Cloud of femicide suspicion hangs over woman’s death
ISTANBUL
A woman has lost her life under suspicious circumstances after crashing into the ground from the eighth floor of a 20-story residence in Istanbul’s Ataşehir district, in what many fear could be yet another femicide.
Şeyda Yılmaz, a municipal officer who went to a high-rise building near the municipality hall in Ataşehir on Sept. 17, was found dead on the ground in front of the building on the evening of the same day.
The flat at the high-rise building where Yılmaz, whose body was found without clothes at the scene, belongs to a suspect, identified only by the initials M.A.D., who runs a hookah cafe and an internet news site.
Yılmaz’s relatives claim that the incident was a murder. But the suspect, who was taken into custody, has been released on the condition of judicial control.
“Şeyda was not someone who would commit suicide. She had a problematic marriage with her spouse and they broke up. She was a woman who could stand on her own feet and send her child to school. I definitely don’t think it is a suicide. It’s clearly a murder,” said a friend of Yılmaz’s.

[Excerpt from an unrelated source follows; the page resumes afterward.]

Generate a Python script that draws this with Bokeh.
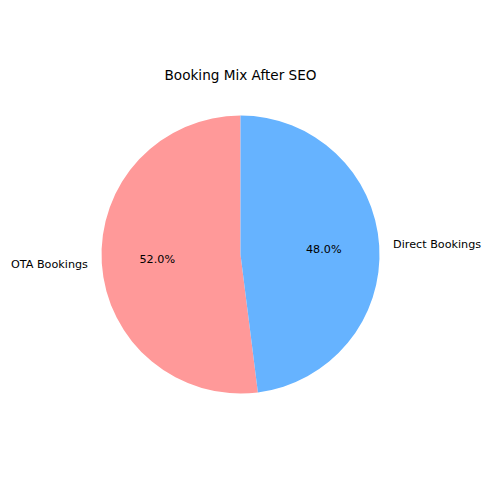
import math
from bokeh.plotting import figure
from bokeh.models import Range1d, ColumnDataSource
from bokeh.core.properties import value
from bokeh.embed import file_html
from bokeh.resources import INLINE

# Data
categories = ["OTA Bookings", "Direct Bookings"]
shares = [52.0, 48.0]
colors = ["#ff9999", "#66b3ff"]
title_text = "Booking Mix After SEO"

# Layout (pixel geometry mapped to unit-radius data space)
W = H = 482
R_PX = 139.0
CX, CY = 240.0, 254.0  # pie centre in picture pixels
OFF = 0.0

x0 = (OFF - CX) / R_PX
x1 = (OFF + W - CX) / R_PX
y1 = (CY - OFF) / R_PX
y0 = (CY - OFF - H) / R_PX

p = figure(width=W, height=H, output_backend="svg", toolbar_location=None,
           x_range=Range1d(x0, x1), y_range=Range1d(y0, y1),
           min_border=0, outline_line_color=None)
p.axis.visible = False
p.grid.visible = False
p.background_fill_color = "white"
p.border_fill_color = "white"

total = sum(shares)
start = math.pi / 2
starts, ends, mids = [], [], []
for s in shares:
    a = 2 * math.pi * s / total
    starts.append(start)
    ends.append(start + a)
    mids.append(start + a / 2)
    start += a

src = ColumnDataSource(dict(start=starts, end=ends, color=colors))
p.wedge(x=0, y=0, radius=1.0, start_angle="start", end_angle="end",
        fill_color="color", line_color=None, source=src)

font = value("DejaVu Sans")
# category labels
lx = [1.1 * math.cos(m) for m in mids]
ly = [1.1 * math.sin(m) for m in mids]
align = ["right" if x < 0 else "left" for x in lx]
p.text(x=lx, y=ly, text=categories, text_align=align, text_baseline="middle",
       text_font=font, text_font_size="11.2px", text_color="black")
# percentage labels
px_ = [0.6 * math.cos(m) for m in mids]
py_ = [0.6 * math.sin(m) for m in mids]
p.text(x=px_, y=py_, text=["%.1f%%" % s for s in shares], text_align="center",
       text_baseline="middle", text_font=font, text_font_size="11.2px",
       text_color="black")
# title
p.text(x=[0], y=[(CY - 74) / R_PX], text=[title_text], text_align="center",
       text_baseline="alphabetic", text_font=font, text_font_size="13.6px",
       text_color="black")

open("out.html", "w").write(file_html(p, INLINE))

The suspect had moved to the flat where the incident took place last March and was complained to the residence management by his neighbors on the grounds that he was “disturbing people,” according to daily Hürriyet.

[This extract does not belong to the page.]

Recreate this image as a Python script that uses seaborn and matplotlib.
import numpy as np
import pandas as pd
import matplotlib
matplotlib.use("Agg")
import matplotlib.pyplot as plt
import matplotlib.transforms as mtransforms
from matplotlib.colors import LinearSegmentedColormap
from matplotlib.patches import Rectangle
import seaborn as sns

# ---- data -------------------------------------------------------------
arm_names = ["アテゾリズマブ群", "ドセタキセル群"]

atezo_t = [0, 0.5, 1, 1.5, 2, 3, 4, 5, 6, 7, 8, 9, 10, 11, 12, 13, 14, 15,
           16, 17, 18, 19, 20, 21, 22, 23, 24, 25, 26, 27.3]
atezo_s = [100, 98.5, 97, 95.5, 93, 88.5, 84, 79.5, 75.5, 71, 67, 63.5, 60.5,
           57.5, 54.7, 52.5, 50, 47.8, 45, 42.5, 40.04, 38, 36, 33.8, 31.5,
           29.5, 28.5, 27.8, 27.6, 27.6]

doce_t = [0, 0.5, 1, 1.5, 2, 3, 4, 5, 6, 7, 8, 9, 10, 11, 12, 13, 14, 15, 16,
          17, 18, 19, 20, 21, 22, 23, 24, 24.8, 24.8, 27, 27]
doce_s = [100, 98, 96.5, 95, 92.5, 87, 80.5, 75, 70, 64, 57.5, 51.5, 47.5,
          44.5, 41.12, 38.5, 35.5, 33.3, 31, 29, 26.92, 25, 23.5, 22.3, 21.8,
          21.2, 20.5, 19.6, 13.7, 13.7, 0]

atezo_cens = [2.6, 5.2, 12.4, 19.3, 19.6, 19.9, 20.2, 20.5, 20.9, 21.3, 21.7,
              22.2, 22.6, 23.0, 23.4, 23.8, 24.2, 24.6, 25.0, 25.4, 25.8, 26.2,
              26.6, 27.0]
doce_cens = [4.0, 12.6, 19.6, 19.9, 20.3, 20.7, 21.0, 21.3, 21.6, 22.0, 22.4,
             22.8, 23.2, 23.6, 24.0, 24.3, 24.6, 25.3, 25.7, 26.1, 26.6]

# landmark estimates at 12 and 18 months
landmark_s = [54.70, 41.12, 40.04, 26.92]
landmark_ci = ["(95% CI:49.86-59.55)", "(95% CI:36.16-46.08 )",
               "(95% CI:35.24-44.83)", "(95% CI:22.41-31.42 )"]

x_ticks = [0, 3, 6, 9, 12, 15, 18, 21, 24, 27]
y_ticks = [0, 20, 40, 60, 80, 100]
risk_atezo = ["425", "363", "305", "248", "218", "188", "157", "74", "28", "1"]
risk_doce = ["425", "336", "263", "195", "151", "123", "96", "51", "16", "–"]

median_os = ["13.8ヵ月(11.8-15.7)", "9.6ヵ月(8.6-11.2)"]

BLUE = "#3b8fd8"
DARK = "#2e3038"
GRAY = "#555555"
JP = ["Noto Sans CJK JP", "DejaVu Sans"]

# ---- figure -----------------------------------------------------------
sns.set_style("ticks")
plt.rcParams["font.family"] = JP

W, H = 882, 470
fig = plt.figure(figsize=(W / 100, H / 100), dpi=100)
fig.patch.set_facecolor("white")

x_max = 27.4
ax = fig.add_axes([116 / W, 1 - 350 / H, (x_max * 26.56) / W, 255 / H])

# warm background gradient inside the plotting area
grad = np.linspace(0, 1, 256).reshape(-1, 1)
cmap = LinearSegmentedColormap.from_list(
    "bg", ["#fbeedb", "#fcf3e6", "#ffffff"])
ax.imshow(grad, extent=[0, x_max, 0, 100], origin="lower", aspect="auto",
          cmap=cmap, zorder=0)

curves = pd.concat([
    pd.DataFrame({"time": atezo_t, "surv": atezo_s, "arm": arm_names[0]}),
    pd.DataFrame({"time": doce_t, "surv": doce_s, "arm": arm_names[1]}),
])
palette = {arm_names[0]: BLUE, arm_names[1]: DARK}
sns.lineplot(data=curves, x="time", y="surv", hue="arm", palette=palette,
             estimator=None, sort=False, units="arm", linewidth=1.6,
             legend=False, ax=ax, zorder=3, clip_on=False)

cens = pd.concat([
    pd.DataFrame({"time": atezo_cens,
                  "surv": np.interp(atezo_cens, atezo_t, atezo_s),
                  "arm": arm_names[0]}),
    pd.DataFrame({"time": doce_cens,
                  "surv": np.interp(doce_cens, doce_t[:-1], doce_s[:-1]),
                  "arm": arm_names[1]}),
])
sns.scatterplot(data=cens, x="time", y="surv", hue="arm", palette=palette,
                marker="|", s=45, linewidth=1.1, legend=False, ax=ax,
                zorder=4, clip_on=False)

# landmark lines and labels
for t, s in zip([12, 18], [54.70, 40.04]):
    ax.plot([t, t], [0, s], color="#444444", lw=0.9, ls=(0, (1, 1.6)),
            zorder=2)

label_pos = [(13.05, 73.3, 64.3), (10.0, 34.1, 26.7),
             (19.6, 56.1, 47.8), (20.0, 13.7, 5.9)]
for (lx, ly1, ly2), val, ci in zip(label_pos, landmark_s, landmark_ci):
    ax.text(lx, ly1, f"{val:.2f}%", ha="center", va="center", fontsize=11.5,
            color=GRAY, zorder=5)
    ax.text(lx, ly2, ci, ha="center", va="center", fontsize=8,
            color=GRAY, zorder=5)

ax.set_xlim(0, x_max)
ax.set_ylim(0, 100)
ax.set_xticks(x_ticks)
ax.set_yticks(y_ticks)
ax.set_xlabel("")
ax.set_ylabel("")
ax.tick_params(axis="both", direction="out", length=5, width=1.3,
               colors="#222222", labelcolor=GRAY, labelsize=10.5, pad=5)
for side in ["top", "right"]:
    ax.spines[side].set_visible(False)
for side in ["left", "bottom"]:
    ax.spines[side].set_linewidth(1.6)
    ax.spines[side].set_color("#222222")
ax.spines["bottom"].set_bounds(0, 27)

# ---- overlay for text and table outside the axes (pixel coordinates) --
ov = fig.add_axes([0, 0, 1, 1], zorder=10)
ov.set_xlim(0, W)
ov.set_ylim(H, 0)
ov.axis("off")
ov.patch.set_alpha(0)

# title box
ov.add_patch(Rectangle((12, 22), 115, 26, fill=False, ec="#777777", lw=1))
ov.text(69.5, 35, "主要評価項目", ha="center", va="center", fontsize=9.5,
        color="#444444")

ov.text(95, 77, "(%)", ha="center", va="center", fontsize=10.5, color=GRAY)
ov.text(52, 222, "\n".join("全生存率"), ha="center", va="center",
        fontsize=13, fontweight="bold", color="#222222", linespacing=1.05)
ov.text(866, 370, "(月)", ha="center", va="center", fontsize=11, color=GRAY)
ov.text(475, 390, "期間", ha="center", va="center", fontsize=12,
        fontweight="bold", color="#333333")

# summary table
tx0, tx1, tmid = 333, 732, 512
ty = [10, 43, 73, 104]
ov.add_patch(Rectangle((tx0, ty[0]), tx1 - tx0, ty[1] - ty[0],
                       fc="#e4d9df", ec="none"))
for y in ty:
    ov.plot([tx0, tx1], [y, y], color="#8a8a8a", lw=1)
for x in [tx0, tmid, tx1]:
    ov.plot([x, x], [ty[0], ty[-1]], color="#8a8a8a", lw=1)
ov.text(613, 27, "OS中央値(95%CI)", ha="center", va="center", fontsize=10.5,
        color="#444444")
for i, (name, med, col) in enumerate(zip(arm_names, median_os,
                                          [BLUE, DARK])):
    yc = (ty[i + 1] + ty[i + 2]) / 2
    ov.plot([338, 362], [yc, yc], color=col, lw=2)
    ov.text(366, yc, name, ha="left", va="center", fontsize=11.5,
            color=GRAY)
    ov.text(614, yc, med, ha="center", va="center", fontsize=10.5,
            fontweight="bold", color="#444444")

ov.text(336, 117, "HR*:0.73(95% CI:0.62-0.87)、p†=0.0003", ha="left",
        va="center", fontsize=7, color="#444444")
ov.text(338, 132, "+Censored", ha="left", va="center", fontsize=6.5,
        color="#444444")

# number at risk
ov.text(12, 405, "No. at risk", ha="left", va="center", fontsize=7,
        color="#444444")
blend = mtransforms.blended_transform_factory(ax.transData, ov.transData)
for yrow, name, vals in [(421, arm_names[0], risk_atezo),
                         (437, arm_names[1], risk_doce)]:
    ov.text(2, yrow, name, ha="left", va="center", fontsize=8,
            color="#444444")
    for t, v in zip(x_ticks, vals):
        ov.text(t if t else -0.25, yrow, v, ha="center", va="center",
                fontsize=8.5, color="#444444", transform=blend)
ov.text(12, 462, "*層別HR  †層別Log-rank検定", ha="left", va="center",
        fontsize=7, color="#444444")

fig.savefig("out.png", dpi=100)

In the letter of complaint, the management was requested to take necessary precautions. There are also many photos of the suspect holding a gun on his social media accounts.

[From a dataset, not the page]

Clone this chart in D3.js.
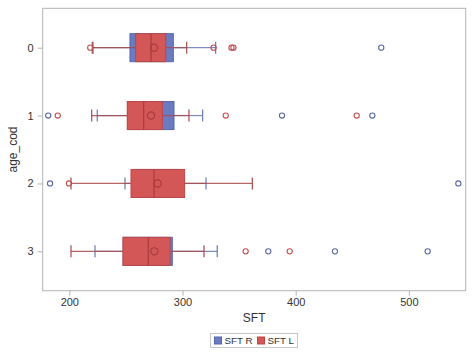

The windows of the flat, located on the eighth floor of the building, can only be opened 30-35 centimeters from outside and it is very difficult for a person to jump down from this window, the daily reported.
The incident seems very similar to the high-profile case of the murder of 23-year-old university student Şule Çet, a university student who was found dead after being pushed down 66 meters from the 20th floor of a skyscraper in Ankara’s upscale Çankaya district in 2018.
Violence against women and “honor” killings are deeply rooted and prevalent issues in Turkey.
Social media users reacted to the femicide in the country, where more than 289 women have been killed so far in 2020, according to the We Will Stop Femicides Platform (Kadın Cinayetlerini Durduracağız Platformu).